Other public relations and community service organizations in Trumbull County, meanwhile, are interested in the office and may submit proposals to commissioners for its operation.

Tax elimination

In May, Trumbull commissioners eliminated the 24-year-old Trumbull County Convention & amp; Visitors Bureau Inc. as the designated recipient of county lodging tax dollars. They established this new Trumbull County Tourism Board to receive 2 percent of those tax dollars. The lodging tax is 4 percent with half of it supporting the Western Reserve Port Authority.

Commissioner Daniel Polivka is the new board's chairman; members are county Treasurer Christ Michelakis and commissioners' clerk Paulette Godfrey.

"It's critical that we get it right," Polivka said of the new venture, which he called an economic engine helping to power efforts bringing people to hotels and motels, luring seminars and other gatherings, as well as motorcoach tours.

In October 2003, Mahoning County had taken a similar tack in forming a new vehicle for tourism and marketing.

Zimmerman remains the executive director of the older, Youngstown/Mahoning County Convention and Visitors Bureau. She said that her Mahoning tourist bureau job continues because it still has some $300,000 in its account. Mahoning commissioners, meanwhile, have formed a new board called the Mahoning County Convention & amp; Visitors Bureau.

Oversight

In both cases in each county, part of the dispute between commissioners and tourism boards involved dollars kept in the bank. Also in both cases commissioners have oversight of the new tourism boards.

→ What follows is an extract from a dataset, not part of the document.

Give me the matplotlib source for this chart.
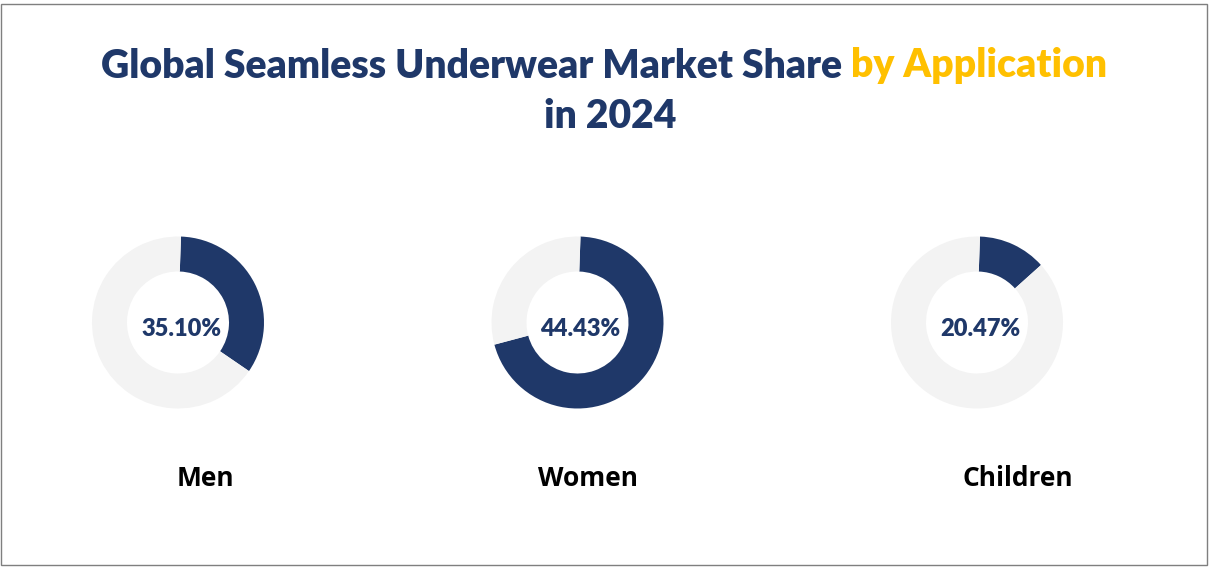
import matplotlib
matplotlib.use("Agg")
import matplotlib.pyplot as plt
from matplotlib.patches import Rectangle

# data
categories = ["Men", "Women", "Children"]
share_labels = ["35.10%", "44.43%", "20.47%"]
# dark arc size as drawn in the picture (percent of the ring)
arc_fill = [34.0, 70.3, 12.8]

title_main = "Global Seamless Underwear Market Share "
title_accent = "by Application"
title_line2 = "in 2024"

NAVY = "#1F3869"
GOLD = "#FFC000"
RING = "#F3F3F3"

W, H = 1211, 583
fig = plt.figure(figsize=(W / 100, H / 100), dpi=100)
ax = fig.add_axes([0, 0, 1, 1])

# outer frame
fig.patches.append(Rectangle((0.5 / W, (H - 565) / H), 1206 / W, 561 / H,
                             transform=fig.transFigure, fill=False,
                             edgecolor="#7F7F7F", linewidth=1.0))

centers_x = [178, 577.5, 977]
center_y = H - 322.5
label_x = [205, 588, 1018]

for i, cat in enumerate(categories):
    ax.pie([arc_fill[i], 100 - arc_fill[i]], colors=[NAVY, RING],
           startangle=88, counterclock=False, radius=86,
           center=(centers_x[i], center_y),
           wedgeprops=dict(width=35, linewidth=0))
    ax.text(centers_x[i] + 3, center_y - 6, share_labels[i], ha="center", va="center",
            fontsize=17, fontweight="heavy", color=NAVY, family="Lato")
    ax.text(label_x[i], H - 478, cat, ha="center", va="center",
            fontsize=19, fontweight="bold", color="black", family="Open Sans")

ax.set_xlim(0, W)
ax.set_ylim(0, H)
ax.set_aspect("equal")
ax.set_axis_off()

# two-colour title line
fig.canvas.draw()
r = fig.canvas.get_renderer()
tsize = 28.2
t1 = fig.text(0, 0, title_main, fontsize=tsize, fontweight="heavy", color=NAVY,
              family="Lato", va="center")
t2 = fig.text(0, 0, title_accent, fontsize=tsize, fontweight="heavy", color=GOLD,
              family="Lato", va="center")
w1 = t1.get_window_extent(r).width
w2 = t2.get_window_extent(r).width
x0 = 604 - (w1 + w2) / 2
y1 = (H - 66) / H
t1.set_position((x0 / W, y1))
t2.set_position(((x0 + w1) / W, y1))
fig.text(610 / W, (H - 117) / H, title_line2, fontsize=tsize, fontweight="heavy",
         color=NAVY, family="Lato", ha="center", va="center")

fig.savefig("out.png", dpi=100)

Only the new visitors bureaus in each county are supported by proceeds from each county's lodging tax, paid by everyone who rents a hotel or motel room.

For "big dollar efforts," the new Trumbull bureau and the old Mahoning one will work together "as a unit" to cooperatively market the Mahoning Valley without regard to borders. "We'd like to see this co-op continue ... This would be the first in the state to do a cooperative venture between the two bureaus," Zimmerman explained.

"A lot of people don't actually understand the functions we provide," she said. "We don't only draw tourists from out of town -- we're an entity for local people to use, too. You can be a hometown tourist."